Collecting Loss: Weaving Threads of Memory

November 16 – 30, 2012
Opening Reception: Friday, November 16, 6 – 10 p.m.
GALLERY 918
918 Bathurst Street, (just north of Bloor)
Toronto, ON
T: 416.538.0868
www.918bathurst.com
Hours:  Tues-Wed 1-5, Thurs-Fri 1-8, Sat-Sun 11-5 p.m.

A public art memorial celebrating life and death through clothing and story.

 “…My last memories of her are of birds singing quietly out the window, the smell of gardenia, and blue.”

In 2007, over 100 people across Canada contributed to Collecting Loss by donating clothing that belonged to their deceased loved ones and the stories this clothing evoked. The clothing and stories have been given new life in a powerful public art memorial by textile artist Esther Kalaba and writer Karen Haffey. A national touring exhibit, Collecting Loss: Weaving Threads of Memory will be on display at Toronto’s Gallery 918 from November 16 to 30.

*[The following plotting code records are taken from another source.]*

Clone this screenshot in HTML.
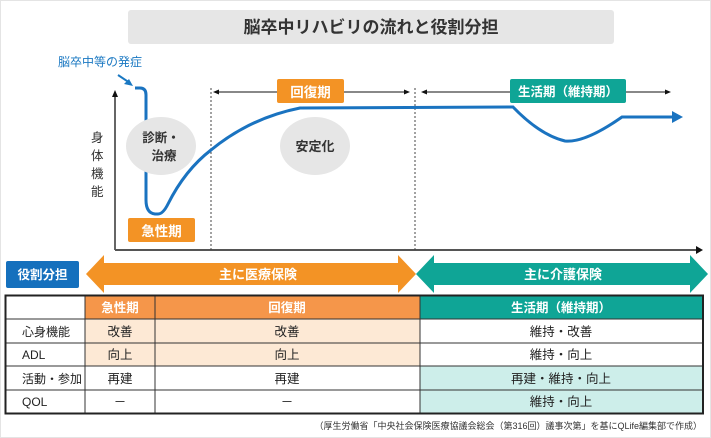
<!DOCTYPE html>
<html><head><meta charset="utf-8"><style>
html,body{margin:0;padding:0;background:#fff}
svg{display:block}
text{font-family:"Liberation Sans","Noto Sans CJK JP",sans-serif}
</style></head><body>
<svg width="711" height="438" viewBox="0 0 711 438" xmlns="http://www.w3.org/2000/svg">
<rect x="0.5" y="0.5" width="710" height="437" fill="#fff" stroke="#e4e4e4"/>
<rect x="128" y="10" width="486" height="34" rx="3" fill="#e6e6e6"/>
<text x="371" y="33" font-size="17" font-weight="bold" fill="#333" text-anchor="middle">脳卒中リハビリの流れと役割分担</text>
<text x="58" y="66" font-size="12" fill="#1a78c2">脳卒中等の発症</text>
<line x1="118" y1="75" x2="130" y2="83" stroke="#1a78c2" stroke-width="2"/>
<polygon points="133,86 124,84 129,79" fill="#1a78c2"/>
<line x1="115" y1="250" x2="115" y2="96" stroke="#333" stroke-width="1.5"/>
<polygon points="115,90 112,97 118,97" fill="#111"/>
<line x1="115" y1="250" x2="697" y2="250" stroke="#555" stroke-width="2"/>
<polygon points="703,250 696,246 696,254" fill="#111"/>
<text font-size="12.5" fill="#333" x="91" y="142">身</text>
<text font-size="12.5" fill="#333" x="91" y="160">体</text>
<text font-size="12.5" fill="#333" x="91" y="178">機</text>
<text font-size="12.5" fill="#333" x="91" y="196">能</text>
<line x1="211" y1="88" x2="211" y2="250" stroke="#444" stroke-dasharray="2,2"/>
<line x1="415" y1="88" x2="415" y2="250" stroke="#444" stroke-dasharray="2,2"/>
<line x1="216" y1="92" x2="407" y2="92" stroke="#111"/>
<polygon points="213,92 219,89.5 219,94.5" fill="#111"/>
<polygon points="410,92 404,89.5 404,94.5" fill="#111"/>
<line x1="424" y1="92" x2="668" y2="92" stroke="#111"/>
<polygon points="421,92 427,89.5 427,94.5" fill="#111"/>
<polygon points="671,92 665,89.5 665,94.5" fill="#111"/>
<rect x="277" y="79" width="67" height="24" rx="2" fill="#f39325"/>
<text x="310.5" y="97" font-size="13.5" font-weight="bold" fill="#fff" text-anchor="middle">回復期</text>
<rect x="510" y="79" width="116" height="24" rx="2" fill="#0fa596"/>
<text x="568" y="96" font-size="12.5" font-weight="bold" fill="#fff" text-anchor="middle">生活期（維持期）</text>
<path d="M135,88 L140,88 Q146,88 146,95 L146,200 Q146,213 155,214 L158,214 Q163,214 168,204 Q185,170 211,150 Q250,118 300,108 L513,107 Q540,135 565,141 Q585,143 622,117 L675,117" fill="none" stroke="#1a73c0" stroke-width="3"/>
<polygon points="683,117 672,111 672,123" fill="#1a73c0"/>
<ellipse cx="161" cy="146" rx="35" ry="29" fill="#e6e6e6"/>
<text x="161" y="142" font-size="12.5" font-weight="bold" fill="#333" text-anchor="middle">診断・</text>
<text x="164" y="160" font-size="12.5" font-weight="bold" fill="#333" text-anchor="middle">治療</text>
<ellipse cx="315" cy="146" rx="35" ry="29" fill="#e6e6e6"/>
<text x="315" y="151" font-size="13" font-weight="bold" fill="#333" text-anchor="middle">安定化</text>
<rect x="128" y="218" width="67" height="24" rx="2" fill="#f39325"/>
<text x="161.5" y="236" font-size="13.5" font-weight="bold" fill="#fff" text-anchor="middle">急性期</text>
<rect x="6" y="261" width="73" height="27" rx="2" fill="#1570bd"/>
<text x="42.5" y="279" font-size="12.5" font-weight="bold" fill="#fff" text-anchor="middle">役割分担</text>
<polygon points="86,274 104,255 104,263 398,263 398,255 416,274 398,293 398,285 104,285 104,293" fill="#f39325"/>
<text x="258" y="279" font-size="13" font-weight="bold" fill="#fff" text-anchor="middle">主に医療保険</text>
<polygon points="416,274 434,255 434,263 690,263 690,255 708,274 690,293 690,285 434,285 434,293" fill="#0fa596"/>
<text x="563" y="279" font-size="13" font-weight="bold" fill="#fff" text-anchor="middle">主に介護保険</text>
<rect x="85" y="296" width="70" height="23" fill="#f5964a"/>
<rect x="155" y="296" width="265" height="23" fill="#f5964a"/>
<rect x="420" y="296" width="283" height="23" fill="#0fa596"/>
<rect x="85" y="319" width="335" height="47" fill="#fde9d5"/>
<rect x="420" y="366" width="283" height="47" fill="#cdeeea"/>
<g stroke="#333" stroke-width="1">
<line x1="5" y1="319" x2="703" y2="319"/>
<line x1="5" y1="343" x2="703" y2="343"/>
<line x1="5" y1="366" x2="703" y2="366"/>
<line x1="5" y1="390" x2="703" y2="390"/>
<line x1="85" y1="295" x2="85" y2="413"/>
<line x1="155" y1="295" x2="155" y2="413"/>
<line x1="420" y1="295" x2="420" y2="413"/>
</g>
<rect x="5.5" y="295.5" width="697.5" height="118" fill="none" stroke="#222" stroke-width="2"/>
<g font-size="12.5" fill="#222" text-anchor="middle">
<text x="120" y="312" fill="#fff" font-weight="bold">急性期</text>
<text x="287" y="312" fill="#fff" font-weight="bold">回復期</text>
<text x="561" y="312" fill="#fff" font-weight="bold">生活期（維持期）</text>
<text x="120" y="336">改善</text><text x="287" y="336">改善</text><text x="561" y="336">維持・改善</text>
<text x="120" y="359">向上</text><text x="287" y="359">向上</text><text x="561" y="359">維持・向上</text>
<text x="120" y="383">再建</text><text x="287" y="383">再建</text><text x="561" y="383">再建・維持・向上</text>
<text x="120" y="406">－</text><text x="287" y="406">－</text><text x="561" y="406">維持・向上</text>
</g>
<g font-size="12" fill="#222">
<text x="22" y="336">心身機能</text>
<text x="22" y="359">ADL</text>
<text x="22" y="383" textLength="60" lengthAdjust="spacingAndGlyphs">活動・参加</text>
<text x="22" y="406">QOL</text>
</g>
<text x="702" y="429" font-size="9" fill="#333" text-anchor="end">（厚生労働省「中央社会保険医療協議会総会（第316回）議事次第」を基にQLife編集部で作成）</text>
</svg>
</body></html>
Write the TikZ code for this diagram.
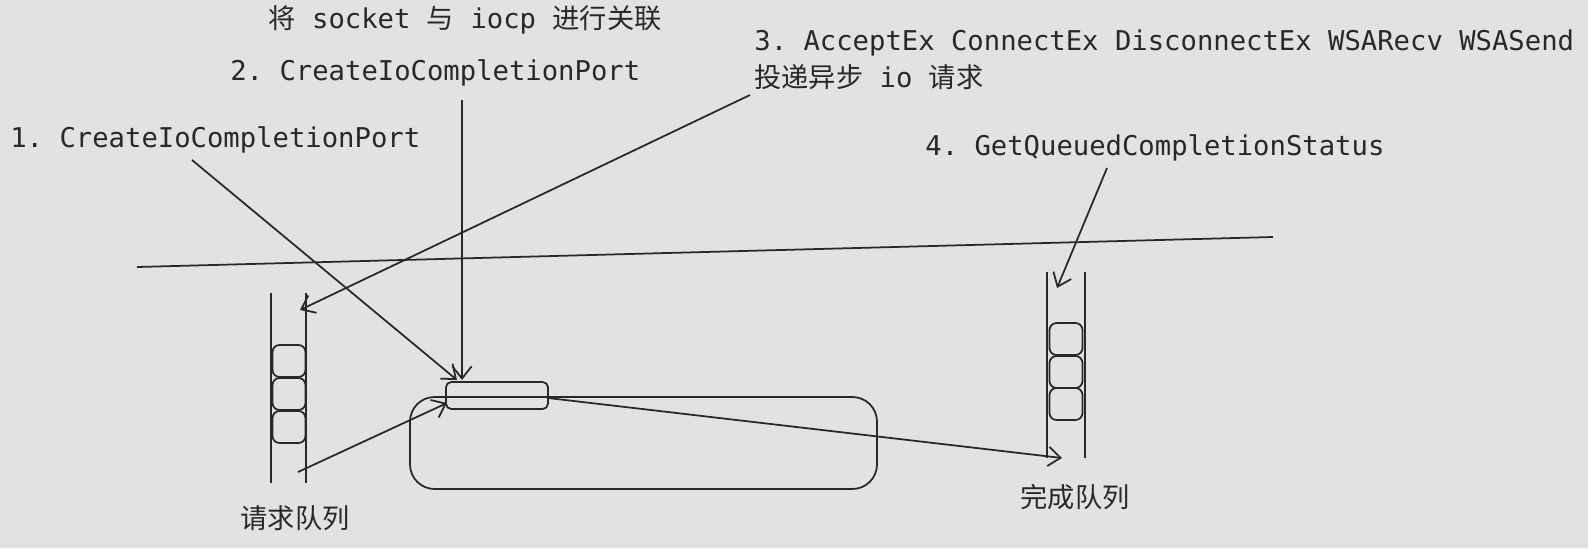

This extraordinary multimedia installation, incorporating textiles, photography, audio recordings and print, acts as a public memorial. Paying homage to the deceased through the act of remembering, Collecting Loss creates a visual and verbal gathering place for grief, allowing for public expression of mourning and dialogue about death.

This project is the first of its kind to use textile art with story-telling to address society’s relationship to death and how it is that we grieve. By using clothing from people who have died, this project takes what are, for the most part, hidden and intimate memories about a person’s life and makes them public. Collecting Loss thereby challenges the notion that the discourse on death should remain private, acknowledging it as an unavoidable part of life.

The final textile works are re-created items of clothing, made from pieces of the donated clothing which belonged to those who have died. The metaphor of change and transformation is made tangible through the textile pieces in the gallery. What was once an individual piece of clothing becomes collective fabric, carrying within it new life and stories of its own. The result is a beautiful, intricate, and textural patchwork that unites all the clothing contributed to the project and shows that we are never alone in our experience of grief. The accompanying book poignantly captures Collecting Loss in print.

The idea for the exhibit was shaped from Esther Kalaba and Karen Haffey’s personal grief journeys. Both artists met while training to facilitate bereavement groups with Bereaved Families of Ontario – Toronto. Common experience brought them together. As teenagers, Esther and Karen each lost siblings – Esther’s brother to murder and Karen’s sister and brother to a fatal blood disorder. These deaths have profoundly impacted the life and work of these two artists, and are what gave rise to this project.

Through the integration of multiple artistic disciplines, Collecting Loss places the deceased in front of a living lens. By doing so, the project creates a new social fabric where personal loss is a strong and supportive common thread that ultimately serves to weave communities, while offering many creative possibilities about what it means to grieve and how we can celebrate death and life together.